(RECORDS FOR PROCESSING):
+++++

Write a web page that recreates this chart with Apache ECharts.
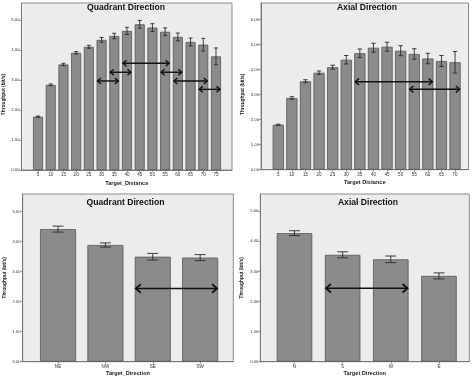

+++++

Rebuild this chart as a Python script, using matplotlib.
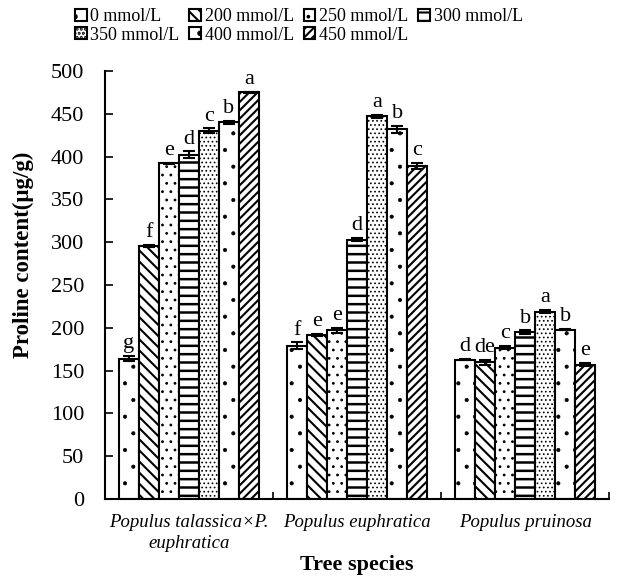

+++++

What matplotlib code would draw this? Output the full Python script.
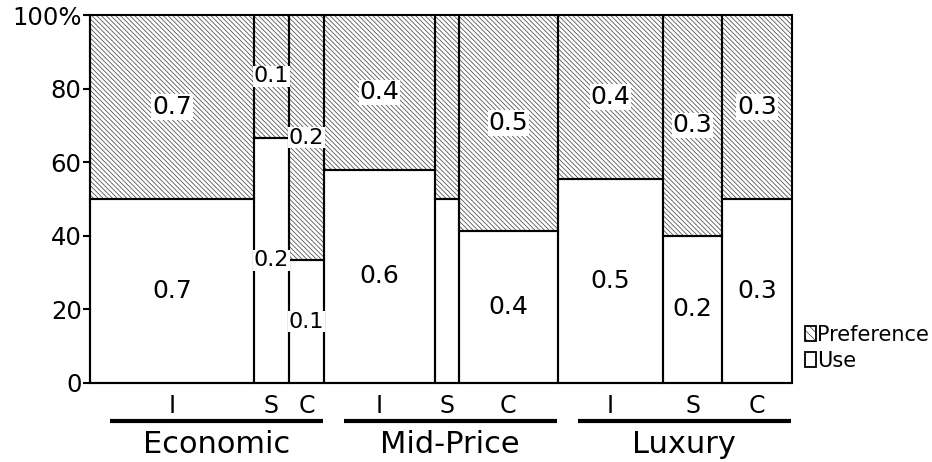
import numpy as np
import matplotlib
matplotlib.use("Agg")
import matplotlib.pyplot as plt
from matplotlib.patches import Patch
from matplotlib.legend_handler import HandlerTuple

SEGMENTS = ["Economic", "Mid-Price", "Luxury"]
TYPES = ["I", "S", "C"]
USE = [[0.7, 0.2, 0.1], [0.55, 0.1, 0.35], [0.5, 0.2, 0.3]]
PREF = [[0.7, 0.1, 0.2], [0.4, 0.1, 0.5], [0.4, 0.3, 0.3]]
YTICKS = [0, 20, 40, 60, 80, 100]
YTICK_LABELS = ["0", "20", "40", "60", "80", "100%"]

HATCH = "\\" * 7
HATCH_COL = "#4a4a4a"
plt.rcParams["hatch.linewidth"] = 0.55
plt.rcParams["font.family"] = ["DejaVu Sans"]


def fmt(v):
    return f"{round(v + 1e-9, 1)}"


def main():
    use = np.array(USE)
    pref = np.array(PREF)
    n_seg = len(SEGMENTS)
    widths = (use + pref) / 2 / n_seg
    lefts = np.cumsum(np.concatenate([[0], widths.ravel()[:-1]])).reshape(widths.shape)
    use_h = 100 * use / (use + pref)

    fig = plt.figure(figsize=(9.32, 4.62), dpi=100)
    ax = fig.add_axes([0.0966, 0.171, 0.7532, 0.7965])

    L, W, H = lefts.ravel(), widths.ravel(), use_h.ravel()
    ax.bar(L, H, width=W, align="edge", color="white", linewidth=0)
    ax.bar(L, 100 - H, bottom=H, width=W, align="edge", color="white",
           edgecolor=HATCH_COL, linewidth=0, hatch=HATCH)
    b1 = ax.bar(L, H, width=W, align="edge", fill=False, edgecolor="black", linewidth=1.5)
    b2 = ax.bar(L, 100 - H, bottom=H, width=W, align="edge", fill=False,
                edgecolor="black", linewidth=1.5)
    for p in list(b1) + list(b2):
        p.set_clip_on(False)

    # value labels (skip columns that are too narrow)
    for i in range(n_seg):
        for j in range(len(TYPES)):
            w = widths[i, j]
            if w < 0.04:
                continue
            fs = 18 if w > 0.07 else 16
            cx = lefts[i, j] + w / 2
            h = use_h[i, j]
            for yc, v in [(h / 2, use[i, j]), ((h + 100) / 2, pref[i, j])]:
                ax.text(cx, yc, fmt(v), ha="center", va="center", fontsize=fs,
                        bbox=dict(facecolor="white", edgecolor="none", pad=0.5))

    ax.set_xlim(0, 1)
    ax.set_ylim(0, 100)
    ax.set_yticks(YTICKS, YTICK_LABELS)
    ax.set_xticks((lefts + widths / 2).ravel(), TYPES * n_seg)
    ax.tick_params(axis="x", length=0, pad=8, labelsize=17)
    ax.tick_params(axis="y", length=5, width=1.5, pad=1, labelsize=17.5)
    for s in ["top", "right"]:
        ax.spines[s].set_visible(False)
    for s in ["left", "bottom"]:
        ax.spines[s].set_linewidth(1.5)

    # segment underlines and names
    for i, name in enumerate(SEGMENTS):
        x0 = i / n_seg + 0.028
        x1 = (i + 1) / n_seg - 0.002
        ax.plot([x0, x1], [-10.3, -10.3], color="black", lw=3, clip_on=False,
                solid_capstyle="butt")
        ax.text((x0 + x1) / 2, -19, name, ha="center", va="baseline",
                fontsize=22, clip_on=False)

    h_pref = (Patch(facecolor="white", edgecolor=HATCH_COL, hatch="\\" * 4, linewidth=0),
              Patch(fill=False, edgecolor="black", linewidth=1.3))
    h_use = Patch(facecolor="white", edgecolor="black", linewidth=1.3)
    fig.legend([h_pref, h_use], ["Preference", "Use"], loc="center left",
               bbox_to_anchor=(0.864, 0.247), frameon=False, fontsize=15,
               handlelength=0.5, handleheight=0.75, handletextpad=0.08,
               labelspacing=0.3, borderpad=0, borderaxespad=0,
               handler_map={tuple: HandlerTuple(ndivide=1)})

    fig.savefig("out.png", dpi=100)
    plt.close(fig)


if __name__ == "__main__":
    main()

+++++

Above are some records. Output exactly the lines from the one that contains "What matplotlib code" to the one that contains "p.set_clip_on(False)", keeping both, and omit the pictures.

(RESULT OF THIS TASK):
What matplotlib code would draw this? Output the full Python script.
import numpy as np
import matplotlib
matplotlib.use("Agg")
import matplotlib.pyplot as plt
from matplotlib.patches import Patch
from matplotlib.legend_handler import HandlerTuple

SEGMENTS = ["Economic", "Mid-Price", "Luxury"]
TYPES = ["I", "S", "C"]
USE = [[0.7, 0.2, 0.1], [0.55, 0.1, 0.35], [0.5, 0.2, 0.3]]
PREF = [[0.7, 0.1, 0.2], [0.4, 0.1, 0.5], [0.4, 0.3, 0.3]]
YTICKS = [0, 20, 40, 60, 80, 100]
YTICK_LABELS = ["0", "20", "40", "60", "80", "100%"]

HATCH = "\\" * 7
HATCH_COL = "#4a4a4a"
plt.rcParams["hatch.linewidth"] = 0.55
plt.rcParams["font.family"] = ["DejaVu Sans"]


def fmt(v):
    return f"{round(v + 1e-9, 1)}"


def main():
    use = np.array(USE)
    pref = np.array(PREF)
    n_seg = len(SEGMENTS)
    widths = (use + pref) / 2 / n_seg
    lefts = np.cumsum(np.concatenate([[0], widths.ravel()[:-1]])).reshape(widths.shape)
    use_h = 100 * use / (use + pref)

    fig = plt.figure(figsize=(9.32, 4.62), dpi=100)
    ax = fig.add_axes([0.0966, 0.171, 0.7532, 0.7965])

    L, W, H = lefts.ravel(), widths.ravel(), use_h.ravel()
    ax.bar(L, H, width=W, align="edge", color="white", linewidth=0)
    ax.bar(L, 100 - H, bottom=H, width=W, align="edge", color="white",
           edgecolor=HATCH_COL, linewidth=0, hatch=HATCH)
    b1 = ax.bar(L, H, width=W, align="edge", fill=False, edgecolor="black", linewidth=1.5)
    b2 = ax.bar(L, 100 - H, bottom=H, width=W, align="edge", fill=False,
                edgecolor="black", linewidth=1.5)
    for p in list(b1) + list(b2):
        p.set_clip_on(False)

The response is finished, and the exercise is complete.